"El Estado es grande para problemas chicos y chico para problemas grandes", señalaba Daniel Bell, un histórico sociólogo y profesor emérito de la Universidad de Harvard. Para algunos el tamaño importa, pero lo destacable es qué y cómo hacerlo funcionar.
Los números nos dan información: muchos o pocos empleados públicos. El trabajo estatal en los países nórdicos ronda el 30 por ciento, mientras que en la Argentina no llega al 20 (de acuerdo con diferentes estadísticas ronda entre un 15 y 18). ¿Podemos decir que los países escandinavos funcionan mal? De ninguna manera, de las sociedades existentes son de las más respetadas.
La cantidad de ministerios podría ser otro dato. La Presidencia de Mauricio Macri arrancó con más que el anterior Gobierno, pero terminó con 10. Por ejemplo, la cartera de Salud pasó a ser una Secretaría dentro de Desarrollo Social, pero esto no significó que la estructura ministerial preexistente se haya reducido.
Por el contrario, en todos los casos siguieron funcionando casi de manera independiente. Otro ejemplo fue el Ministerio de Modernización, que se transformó, como otros, en Secretaría de Gobierno. El funcionamiento de esta unidad tampoco cambió a gran escala.
El actual Gobierno de Alberto Fernández duplicó los ministerios. ¿Es mucho o poco? La pregunta correcta sería para qué. De allí, que el tamaño o la cantidad no sean indicadores válidos para marcar calidad, eficiencia y eficacia.
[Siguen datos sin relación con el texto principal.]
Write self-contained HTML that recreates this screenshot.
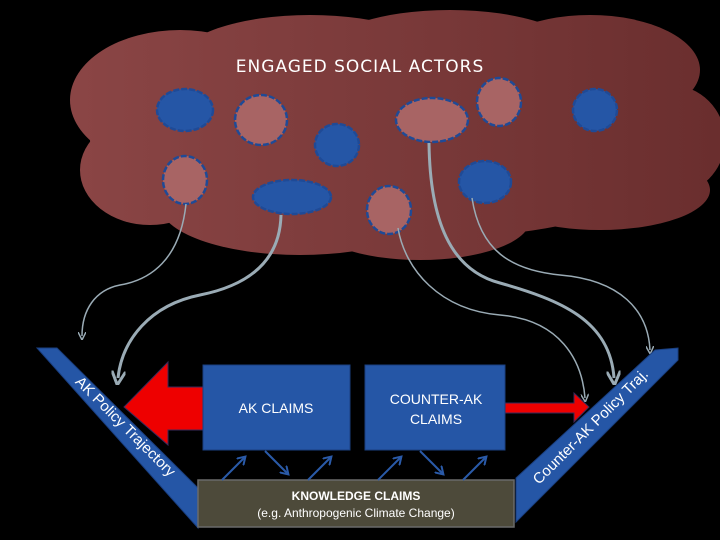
<!DOCTYPE html>
<html><head><style>html,body{margin:0;padding:0;background:#000}svg{display:block}</style></head>
<body>
<svg width="720" height="540" viewBox="0 0 720 540" xmlns="http://www.w3.org/2000/svg" font-family="Liberation Sans, sans-serif">
<defs>
<linearGradient id="bg" gradientUnits="userSpaceOnUse" x1="80" y1="0" x2="720" y2="0">
<stop offset="0" stop-color="#8a4545"/><stop offset="1" stop-color="#6a2e2e"/></linearGradient>
<marker id="ga" markerWidth="8" markerHeight="8" refX="4" refY="4" orient="auto" markerUnits="userSpaceOnUse"><path d="M0,0 L8,4 L0,8" fill="none" stroke="#9aabb5" stroke-width="1.5"/></marker>
<marker id="gb" markerWidth="14" markerHeight="14" refX="7" refY="7" orient="auto" markerUnits="userSpaceOnUse"><path d="M0,0 L14,7 L0,14" fill="none" stroke="#9aabb5" stroke-width="3"/></marker>
<marker id="ba" markerWidth="10" markerHeight="10" refX="6" refY="5" orient="auto" markerUnits="userSpaceOnUse"><path d="M0,0 L8,5 L0,10" fill="none" stroke="#2a5aa8" stroke-width="2"/></marker>
</defs>
<rect width="720" height="540" fill="#000"/>
<g fill="url(#bg)">
<ellipse cx="400" cy="140" rx="310" ry="100"/>
<ellipse cx="180" cy="100" rx="110" ry="70"/>
<ellipse cx="310" cy="60" rx="130" ry="45"/>
<ellipse cx="450" cy="55" rx="130" ry="45"/>
<ellipse cx="590" cy="70" rx="110" ry="55"/>
<ellipse cx="150" cy="170" rx="70" ry="55"/>
<ellipse cx="300" cy="205" rx="140" ry="50"/>
<ellipse cx="420" cy="220" rx="110" ry="40"/>
<ellipse cx="600" cy="190" rx="110" ry="40"/>
<ellipse cx="670" cy="140" rx="55" ry="55"/>
</g>
<text x="360" y="72" text-anchor="middle" fill="#fff" font-family="DejaVu Sans, sans-serif" font-size="17" letter-spacing="1">ENGAGED  SOCIAL  ACTORS</text>
<g stroke="#1f4a96" stroke-width="2.5" stroke-dasharray="6 2">
<ellipse cx="185" cy="110" rx="28" ry="21" fill="#2556a6"/>
<ellipse cx="261" cy="120" rx="26" ry="25" fill="#a86464"/>
<ellipse cx="337" cy="145" rx="22" ry="21" fill="#2556a6"/>
<ellipse cx="185" cy="180" rx="22" ry="24" fill="#a86464"/>
<ellipse cx="292" cy="197" rx="39" ry="17" fill="#2556a6"/>
<ellipse cx="389" cy="210" rx="22" ry="24" fill="#a86464"/>
<ellipse cx="432" cy="120" rx="36" ry="22" fill="#a86464"/>
<ellipse cx="499" cy="102" rx="22" ry="24" fill="#a86464"/>
<ellipse cx="595" cy="110" rx="22" ry="21" fill="#2556a6"/>
<ellipse cx="485" cy="182" rx="26" ry="21" fill="#2556a6"/>
</g>
<g fill="none" stroke="#9aabb5">
<path d="M186,204 C180,260 150,280 120,285 C95,290 82,310 82,336" stroke-width="1.5" marker-end="url(#ga)"/>
<path d="M281,215 C280,260 250,285 200,295 C150,305 122,340 118,378" stroke-width="3" marker-end="url(#gb)"/>
<path d="M398,228 C405,270 440,310 500,315 C560,320 582,360 585,398" stroke-width="1.5" marker-end="url(#ga)"/>
<path d="M429,143 C430,220 450,270 500,283 C560,300 610,320 614,378" stroke-width="3" marker-end="url(#gb)"/>
<path d="M472,198 C480,250 510,270 560,275 C620,280 648,310 650,350" stroke-width="1.5" marker-end="url(#ga)"/>
</g>
<polygon points="124,407 168,362 168,387 203,387 203,430 168,430 168,445" fill="#ee0000" stroke="#3a2a5a" stroke-width="1"/>
<polygon points="505,403 574,403 574,393 589,407 574,422 574,413 505,413" fill="#ee0000" stroke="#3a2a5a" stroke-width="1"/>
<polygon points="37,348 57,348 198,488 198,528" fill="#2556a6" stroke="#1a3f80" stroke-width="1"/>
<polygon points="655,350 678,348 678,360 516,522 516,478" fill="#2556a6" stroke="#1a3f80" stroke-width="1"/>
<text transform="translate(122,430) rotate(45)" text-anchor="middle" fill="#fff" font-size="15">AK Policy Trajectory</text>
<text transform="translate(594,430) rotate(-45)" text-anchor="middle" fill="#fff" font-size="15">Counter-AK Policy Traj.</text>
<rect x="203" y="365" width="147" height="85" fill="#2556a6" stroke="#1a3f80"/>
<rect x="365" y="365" width="140" height="85" fill="#2556a6" stroke="#1a3f80"/>
<text x="276" y="413" text-anchor="middle" fill="#fff" font-size="14">AK CLAIMS</text>
<text x="436" y="404" text-anchor="middle" fill="#fff" font-size="14">COUNTER-AK</text>
<text x="436" y="424" text-anchor="middle" fill="#fff" font-size="14">CLAIMS</text>
<rect x="198" y="480" width="316" height="47" fill="#4d4a3a" stroke="#6a6a6a" stroke-width="1.5"/>
<text x="356" y="500" text-anchor="middle" fill="#fff" font-size="12" font-weight="bold">KNOWLEDGE CLAIMS</text>
<text x="356" y="517" text-anchor="middle" fill="#fff" font-size="12">(e.g. Anthropogenic Climate Change)</text>
<g stroke="#2a5aa8" stroke-width="2" marker-end="url(#ba)">
<line x1="222" y1="480" x2="244" y2="458"/>
<line x1="265" y1="451" x2="287" y2="473"/>
<line x1="308" y1="480" x2="330" y2="458"/>
<line x1="378" y1="480" x2="400" y2="458"/>
<line x1="420" y1="451" x2="442" y2="473"/>
<line x1="463" y1="480" x2="485" y2="458"/>
</g>
</svg>
</body></html>
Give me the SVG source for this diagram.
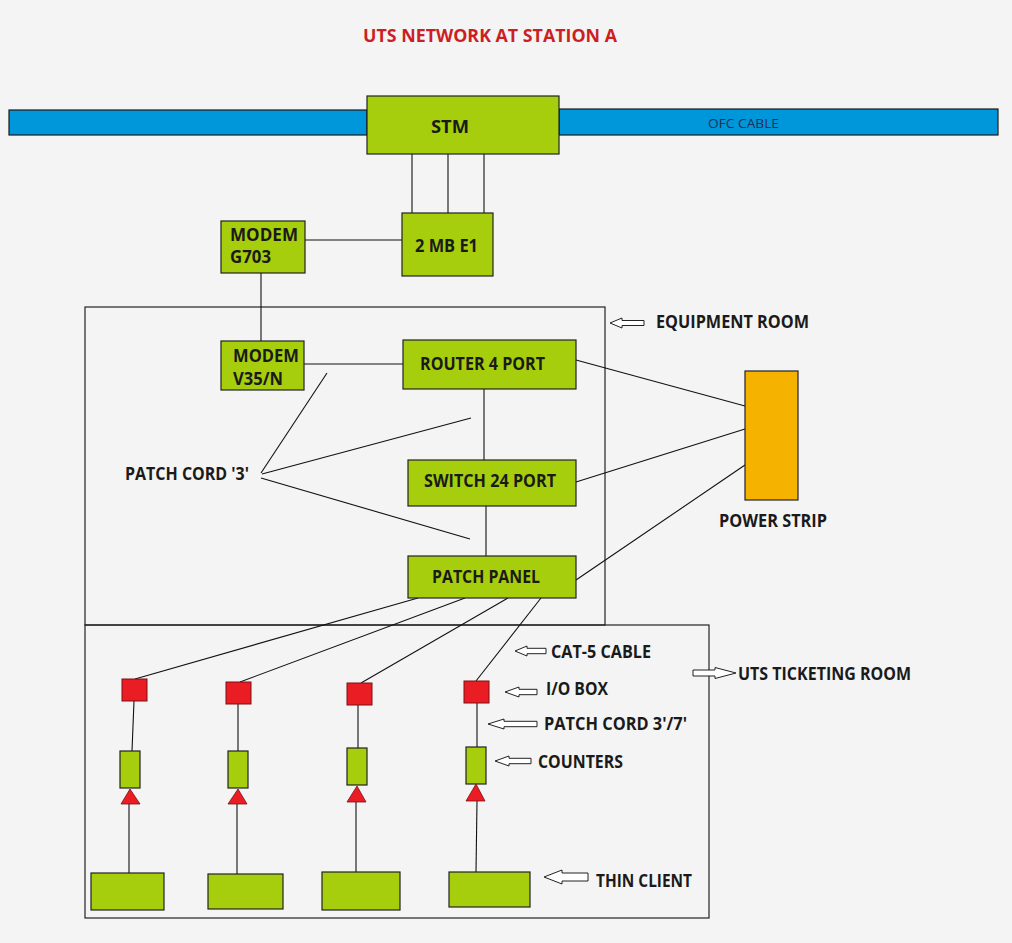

Ahondando en esa idea vemos que el Estado ha tenido multiplicidad de adjetivaciones. Por ejemplo, para hablar históricamente se lo ha marcado como intervencionista, keynesiano, social, desarrollista, benefactor.
Desde una mirada crítica se lo ha catalogado de grande, bobo, elefante, ausente, populista, liberal y para hablar de su futuro se ha planteado como pequeño, atlético, democrático, participativo, global. Habría muchas más clasificaciones por realizar, pero los ejemplos señalados nos están marcando la polisemia de un concepto con múltiples acepciones.
Como no se puede tapar el sol con las manos, el Estado está, y en esa especie de calambur tenemos que ver la mejor manera para que funcione. Cada uno tendrá su visión, ideológica, para identificar ese "verdadero y necesario" funcionamiento.
Para eso existen estrategias con planes, programas y acciones que se pueden desarrollar autocráticamente o se pueden generar con un círculo virtuoso en el que los actores formales (Ejecutivo, Legislativo y Judicial a nivel nacional y subnacional) junto a actores sociales (gremios, organizaciones de la sociedad civil, cámaras empresariales, entre otros) puedan delinear visiones compartidas de futuro que orienten la trayectoria y el rumbo de ese Estado.
Como se dice metafóricamente si tiene cuatro patas, una cola y ladra es un perro. Si hay objetivos y metas estamos cerca de pensar en un plan, y por más que se reniegue de esa palabra, hago una afirmación tajante: sin plan no hay Estado.
Más aún, hay que planificar, de manera estratégica y con la participación de los diferentes actores sociales políticos y económicos para construir, comprometer e involucrar a la sociedad generando un piso de consensos mínimos.
Imaginemos un mundo en el que todo es absolutamente perfecto, la planificación estratégica, o la planificación en general, no tendría sentido porque todo funciona impecablemente y no hay nada que cambiar. Como sabemos que hay deficiencias y problemas, hay requerimientos de cambios y por eso empezamos a pensar en el futuro y de qué manera podemos resolver esos problemas del presente, en ese marco aparece la necesidad de planificación.
Por eso, cuando hablamos de planificación estratégica, hablamos de tecnologías para pensar el futuro y en ese futuro está el Estado. Qué grande o chico será, o cuántos empleados o ministerios integrará, son cuestiones que carecerán de sentido si no se identifican las metas y los caminos para lograrlo. Como se le atribuye al filósofo Séneca, "nunca hay vientos favorables si no sabes adónde vas".